Platform-related configurations such as the device, environment, communication IP address and port, world size, etc.

Examples

from ddpw import Platform

# a setup with 4 GPUs
platform = Platform(device='gpu', n_gpus=4)

# a setup to request SLURM for 2 nodes, each with 3 GPUs in the "example" partition
platform = Platform(device='slurm', n_nodes=2, n_gpus=3, partition='example')

name: str = 'ddpw'¶

Name of the platform job.

Used by SLURM. Default: ddpw.

device: Device | str = 'gpu'¶

The type of device.

Default: Device.GPU.

partition: str = 'general'¶

Name of the SLURM partition (used only by SLURM).

Default: general.

n_nodes: int = 1¶

The total number of nodes (used only by SLURM).

Default: 1.

n_gpus: int = 1¶

The number of GPUs (per node).

Default: 1.

n_cpus: int = 1¶

The total number of CPUs (used only by SLURM).

Default: 1.

ram: int = 32¶

Total RAM (in GB) (used only by SLURM).

Default: 32.

spawn_method: str | None = 'spawn'¶

This string corresponds to that passed to mp.set_start_method().

Default: spawn.

ipc_protocol: str = 'tcp'¶

IPC protocol.

Accepted values: tcp and file. Default: tcp.

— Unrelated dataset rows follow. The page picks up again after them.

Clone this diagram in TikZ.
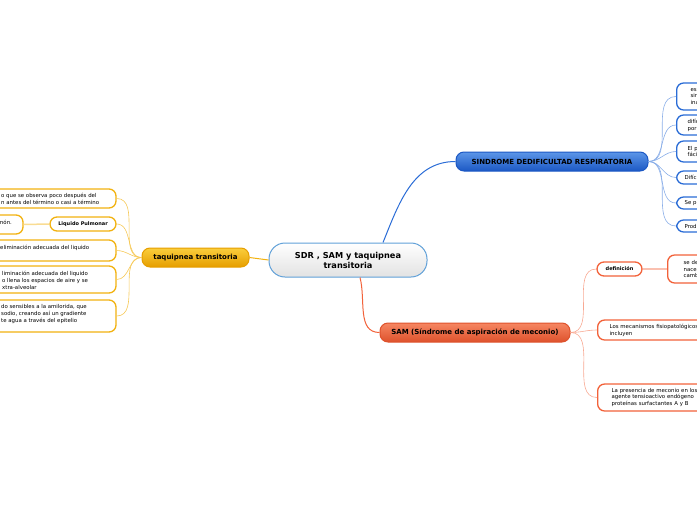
\documentclass[tikz,border=0pt]{standalone}
\usepackage{fontspec}
\setmainfont{DejaVu Sans}
\usetikzlibrary{positioning,calc}
\definecolor{taqgold}{RGB}{242,178,16}
\definecolor{taqtop}{RGB}{250,206,60}
\definecolor{taqbot}{RGB}{230,158,0}
\definecolor{sdrtop}{RGB}{92,150,232}
\definecolor{sdrbot}{RGB}{28,88,196}
\definecolor{sdrline}{RGB}{42,108,214}
\definecolor{samtop}{RGB}{246,134,98}
\definecolor{sambot}{RGB}{222,82,44}
\definecolor{samline}{RGB}{242,98,58}
\definecolor{rootline}{RGB}{96,160,216}
\definecolor{rootbot}{RGB}{226,226,226}
\tikzset{
  rootbox/.style={
    rectangle,
    rounded corners=16pt,
    draw=rootline,
    line width=1pt,
    top color=white,
    bottom color=rootbot,
    minimum width=158pt,
    minimum height=34pt,
    align=center,
    font=\bfseries\fontsize{8.2}{10}\selectfont
  },
  mainbox/.style={
    rectangle,
    rounded corners=8pt,
    line width=1pt,
    minimum height=19pt,
    align=center,
    font=\bfseries\fontsize{7}{8}\selectfont
  },
  leafbox/.style={
    rectangle,
    rounded corners=7pt,
    line width=1.3pt,
    fill=white,
    align=left,
    font=\fontsize{5.4}{6.9}\selectfont
  },
  taqleaf/.style={leafbox, draw=taqgold},
  sdrleaf/.style={leafbox, draw=sdrline, anchor=west, text width=70pt, inner xsep=8pt},
  samleaf/.style={leafbox, draw=samline, anchor=west, text width=130pt},
  leaftxt/.style={align=left, inner sep=0pt, anchor=west, font=\fontsize{5.4}{6.9}\selectfont},
  taqlink/.style={draw=taqgold!70, line width=0.6pt},
  sdrlink/.style={draw=sdrline!55, line width=0.6pt},
  samlink/.style={draw=samline!55, line width=0.6pt}
}
\begin{document}
\begin{tikzpicture}[x=1pt,y=1pt]
\useasboundingbox (0,0) rectangle (697,-520);
\clip (0,0) rectangle (697,-520);
% centro
\node[rootbox] (root) at (348,-260) {SDR , SAM y taquipnea\\transitoria};
\node[mainbox, draw=taqbot, top color=taqtop, bottom color=taqbot, minimum width=107pt] (taq) at (195.5,-257.5) {taquipnea transitoria};
\node[mainbox, draw=sdrbot, top color=sdrtop, bottom color=sdrbot, minimum width=192pt] (sdr) at (552,-161.5) {SINDROME DEDIFICULTAD RESPIRATORIA};
\node[mainbox, draw=sambot, top color=samtop, bottom color=sambot, minimum width=190pt] (sam) at (475,-332.5) {SAM (Síndrome de aspiración de meconio)};
% taquipnea
\node[taqleaf, minimum width=156pt, minimum height=19pt] (tq1) at (38,-198.5) {};
\node[leaftxt] at (1,-199) {o que se observa poco después del\\n antes del término o casi a término};
\node[taqleaf, minimum width=63pt, minimum height=19pt] (tq2) at (-8.5,-224.5) {};
\node[leaftxt] at (-2,-222.5) {món.};
\node[taqleaf, font=\bfseries\fontsize{5}{6}\selectfont, minimum width=66pt, minimum height=14pt, align=center] (liq) at (83,-224) {Liquido Pulmonar};
\node[taqleaf, minimum width=156pt, minimum height=21pt] (tq3) at (38,-250.5) {};
\node[leaftxt] at (0,-247.5) {eliminación adecuada del liquido};
\node[taqleaf, minimum width=156pt, minimum height=27pt] (tq4) at (38,-279.5) {};
\node[leaftxt] at (2,-280.5) {liminación adecuada del liquido\\o llena los espacios de aire y se\\xtra-alveolar};
\node[taqleaf, minimum width=156pt, minimum height=32pt] (tq5) at (38,-316) {};
\node[leaftxt] at (1,-314) {do sensibles a la amilorida, que\\ sodio, creando así un gradiente\\te agua a través del epitelio};
% sindrome de dificultad respiratoria
\node[sdrleaf, minimum height=27pt, inner xsep=14pt] (sd1) at (676,-96.5) {es\\sir\\ina};
\node[sdrleaf, minimum height=20pt, inner xsep=11pt] (sd2) at (676,-125) {difíc\\por};
\node[sdrleaf, minimum height=21pt, inner xsep=11pt] (sd3) at (676,-151.5) {El p\\fácil};
\node[sdrleaf, minimum height=13pt] (sd4) at (676,-177.5) {Difíc};
\node[sdrleaf, minimum height=12pt] (sd5) at (676,-203) {Se p};
\node[sdrleaf, minimum height=12pt] (sd6) at (676,-226) {Prod};
% sindrome de aspiracion de meconio
\node[leafbox, draw=samline, minimum width=45pt, minimum height=14pt, align=center, font=\bfseries\fontsize{5}{6}\selectfont] (defi) at (619.5,-269) {definición};
\node[samleaf, minimum height=28pt, inner xsep=16pt] (sm1) at (667,-269) {se de\\nace\\camb};
\node[samleaf, minimum height=20pt, inner xsep=12pt] (sm2) at (597,-330) {Los mecanismos fisiopatológicos\\incluyen};
\node[samleaf, minimum height=27pt, inner xsep=14pt] (sm3) at (597,-397.5) {La presencia de meconio en los\\agente tensioactivo endógeno\\proteínas surfactantes A y B};
% ramas
\draw[draw=sdrline, line width=1pt] ([xshift=35pt]root.north) to[out=68,in=180] (sdr.west);
\draw[draw=samline, line width=1pt] ([xshift=12pt]root.south) to[out=-75,in=180] (sam.west);
\draw[draw=taqgold, line width=1pt] (root.west) -- (taq.east);
\foreach \n in {tq1,liq,tq3,tq4,tq5}
  \draw[taqlink] (taq.west) to[out=180,in=0] (\n.east);
\draw[draw=taqgold!45, line width=1.5pt] (tq2.east) -- (liq.west);
\foreach \n in {sd1,sd2,sd3,sd4,sd5,sd6}
  \draw[sdrlink] (sdr.east) to[out=0,in=180] (\n.west);
\foreach \n in {defi,sm2,sm3}
  \draw[samlink] (sam.east) to[out=0,in=180] (\n.west);
\draw[draw=samline!40, line width=1.8pt] (defi.east) -- (sm1.west);
\end{tikzpicture}
\end{document}
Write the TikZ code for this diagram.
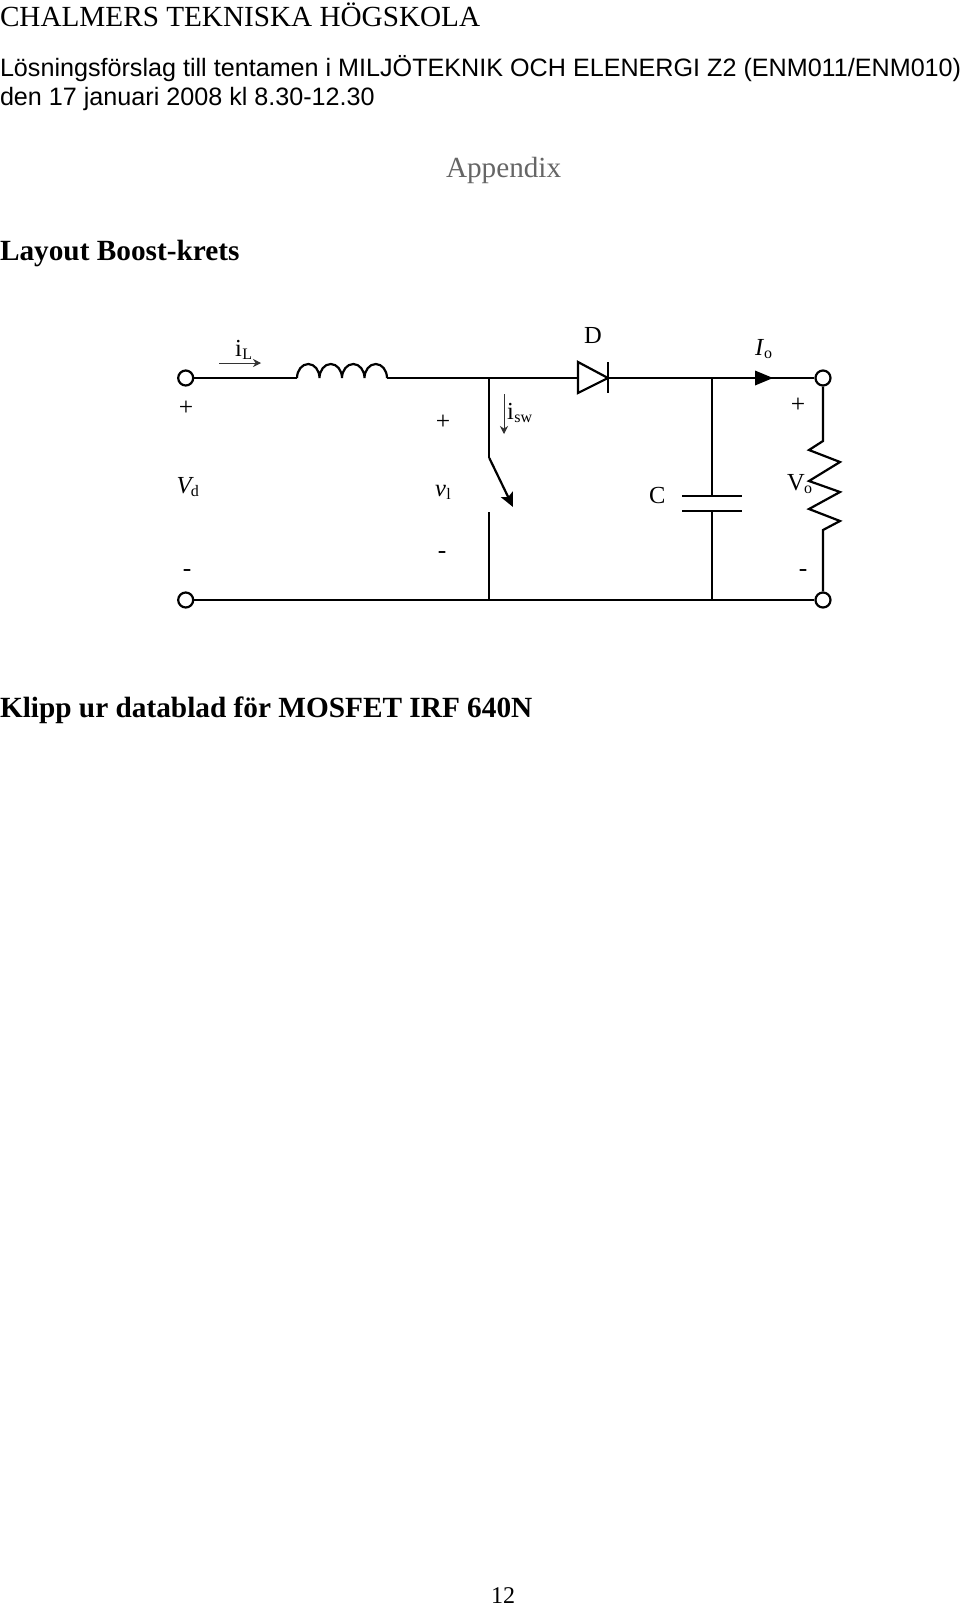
\documentclass[tikz,border=0pt]{standalone}
\usepackage{fontspec}
\setmainfont{Liberation Serif}
\newfontfamily\arialf{Liberation Sans}
\usetikzlibrary{arrows.meta}
\newcommand{\fsz}[1]{\fontsize{#1}{#1}\selectfont}
\newcommand{\subt}[1]{{\fsz{16}\raisebox{-3.5pt}{#1}}}
\definecolor{appgray}{HTML}{666666}
\definecolor{thingray}{HTML}{333333}
\tikzset{
  wire/.style={line width=2.2pt,line join=miter},
  thin wire/.style={line width=0.6pt,draw=thingray},
  terminal/.style={circle,draw,line width=2.2pt,fill=white,minimum size=15pt,inner sep=0pt},
  txt/.style={anchor=base west,inner sep=0pt,outer sep=0pt},
  lab/.style={txt,font=\fsz{24.5}},
  sign/.style={anchor=center,inner sep=0pt,font=\fsz{25.5}},
  head/.style={txt,font=\fsz{29.2}},
  sans/.style={txt,font=\arialf\fsz{25.15}},
  bhead/.style={txt,font=\bfseries\fsz{29.3}}
}
\begin{document}
\begin{tikzpicture}[x=1pt,y=-1pt]
\useasboundingbox (0,0) rectangle (960,1607);
\fill[white] (0,0) rectangle (960,1607);
% texts
\node[head] (t1) at (0,26) {CHALMERS TEKNISKA HÖGSKOLA};
\node[sans] (t2) at (0,76) {Lösningsförslag till tentamen i MILJÖTEKNIK OCH ELENERGI Z2 (ENM011/ENM010)};
\node[sans] (t3) at (0,105) {den 17 januari 2008 kl 8.30-12.30};
\node[head,text=appgray] (t4) at (446,177) {Appendix};
\node[bhead] (t5) at (0,260) {Layout Boost-krets};
\node[bhead] (t6) at (0,717) {Klipp ur datablad för MOSFET IRF 640N};
\node[txt,font=\fsz{24}] (t7) at (491,1603) {12};
% terminals
\node[terminal] (tl) at (185.7,378) {};
\node[terminal] (bl) at (185.7,600) {};
\node[terminal] (tr) at (823,378) {};
\node[terminal] (br) at (823,600) {};
% coordinates
\coordinate (l1) at (297,378);
\coordinate (l2) at (387,378);
\coordinate (jt) at (489.3,378);
\coordinate (jb) at (489.3,600);
\coordinate (sw1) at (489.3,458);
\coordinate (sw2) at (513,507);
\coordinate (sw3) at (489.3,512);
\coordinate (da) at (578,378);
\coordinate (dk) at (608,378);
\coordinate (ct) at (712,378);
\coordinate (cb) at (712,600);
\coordinate (c1) at (712,496);
\coordinate (c2) at (712,511);
\coordinate (r1) at (823,441);
\coordinate (r2) at (823,530);
% wires
\draw[wire] (tl.east) -- (l1);
\draw[wire] (l1) arc[start angle=180,end angle=360,x radius=11.25,y radius=14]
   arc[start angle=180,end angle=360,x radius=11.25,y radius=14]
   arc[start angle=180,end angle=360,x radius=11.25,y radius=14]
   arc[start angle=180,end angle=360,x radius=11.25,y radius=14];
\draw[wire] (l2) -- (jt) -- (da);
\draw[wire] (jt) -- (sw1);
\draw[wire,-{Stealth[length=14pt,width=13pt,inset=3pt]}] (sw1) -- (sw2);
\draw[wire] (sw3) -- (jb);
\draw[wire] (bl.east) -- (jb) -- (cb) -- (br.west);
% diode
\draw[wire] (da) -- (578,362) -- (dk) -- (578,393) -- cycle;
\draw[wire] (608,362) -- (608,393);
\draw[wire] (dk) -- (ct) -- (tr.west);
% capacitor
\draw[wire] (ct) -- (c1);
\draw[wire] (c2) -- (cb);
\draw[wire] (682,496) -- (742,496);
\draw[wire] (682,511) -- (742,511);
% Io arrow
\fill (755,370.5) -- (773,378) -- (755,385.5) -- cycle;
% resistor
\draw[wire] (tr.south) -- (r1) -- (809,450) -- (840,462) -- (809,481) -- (840,492) -- (809,509) -- (840,521) -- (r2) -- (br.north);
% thin arrows
\coordinate (ia1) at (219,363);
\coordinate (ia2) at (261,363);
\coordinate (sa1) at (504,394);
\coordinate (sa2) at (504,434);
\draw[thin wire,-{Stealth[length=8pt,width=8pt]}] (ia1) -- (ia2);
\draw[thin wire,-{Stealth[length=8pt,width=8pt]}] (sa1) -- (sa2);
% labels
\node[lab] (iL) at (235,356) {i\kern0.5pt\subt{L}};
\node[lab] (D) at (584,343) {D};
\node[lab] (Io) at (755,355) {\textit{I}\subt{o}};
\node[lab] (isw) at (507,419) {i\kern0.5pt\subt{sw}};
\node[lab] (Vd) at (176.5,493) {\textit{V}\kern-3pt\subt{d}};
\node[lab] (vl) at (435,496) {\textit{v}\kern0.5pt\subt{l}};
\node[lab] (C) at (649,503) {C};
\node[lab] (Vo) at (787,490) {V\kern-0.5pt\subt{o}};
\node[sign] (p1) at (186,408) {+};
\node[sign] (p2) at (443,422) {+};
\node[sign] (p3) at (798,405) {+};
\node[sign] (m1) at (187,573) {-};
\node[sign] (m2) at (442,555) {-};
\node[sign] (m3) at (803,573) {-};
\end{tikzpicture}
\end{document}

master_addr: str = 'localhost'¶

IPC address.

Default: localhost.

master_port: str | None = '42298'¶

The port at which IPC happens.

Default: a random port between 1024 and 49151.

ipc_groups: List[List[int]] | None¶

A list of lists of non-overlapping global ranks of devices. If None, every device will be its own group, and no IPC will take place. If an empty list is passed, all devices are grouped into one process group. Default: [].

Examples

# no IPC between devices; each device is its own group
platform = Platform(device='gpu', n_gpus=4, ipc_groups=None)

# all devices under one group: default behaviour
platform = Platform(device='gpu', n_gpus=4)
platform = Platform(device='gpu', n_gpus=4, ipc_groups=[])

# custom groups
platform = Platform(device='gpu', n_gpus=4, ipc_groups=[[0, 2], [1], [3]])
platform = Platform(device='gpu', n_gpus=4, ipc_groups=[[0, 2], [1, 3]])

Variable groups unstable

PyTorch behaviour seems to be inconsistent when using variable process groups. An open bug issue is on GitHub.

backend: Backend | None = 'gloo'¶

The PyTorch-supported backend to use for distributed data parallel.

Default: torch.distributed.Backend.GLOO.

seed: int = 1889¶

Seed with which to initialise the various [pseudo]random number generators.

Default: 1889.

timeout_min: int = 2880¶

Minimum timeout (in minutes) for jobs (used only by SLURM).

Default: 2880 (two days).

slurm_additional_parameters: dict | None = None¶: Additional SLURM parameters; this dictionary corresponds to the one passed to submitit’s slurm_additional_parameters argument. Default: None.

console_logs: str = './logs'¶

Location of console logs (used mainly by SLURM to log the errors and output to files).

Default: ./logs

verbose: bool | None = True¶

Whether or not to print updates to the standard output during setup.

Default: True.

upon_finish: Callable | None = None¶

An optional callable to be invoked upon completion of the given task.

Default: None.

property world_size¶

Specified the world size.

This is the total number of GPUs across all nodes. Default: 1.

property requires_ipc¶

Specified whether the processes need inter-communication.

This property determines whether or not the setup requires IPC. IPC is not required for a single device.

print()¶: This method serialises this object in a human readable format and prints it.

Device¶

final class ddpw.Device(*values)¶

Bases: Enum

The device on which to run the task.

CPU = 'cpu'¶: The device to run on is a CPU.

GPU = 'gpu'¶: The device to run on is one or more GPUs.

SLURM = 'slurm'¶: The device to run on is a cluster of GPU nodes managed by SLURM.

MPS = 'mps'¶: The device to run on is Apple SoC.

static from_str(device: str) → Device¶

This method returns a Device object given a valid device string.

Parameters:: device (str) – The type of the device. Supported values: cpu, gpu, slurm, and mps (case insensitive).
Returns Device:: Device corresponds to the device type string.
Raises:: ValueError – Raises an error if the string is invalid.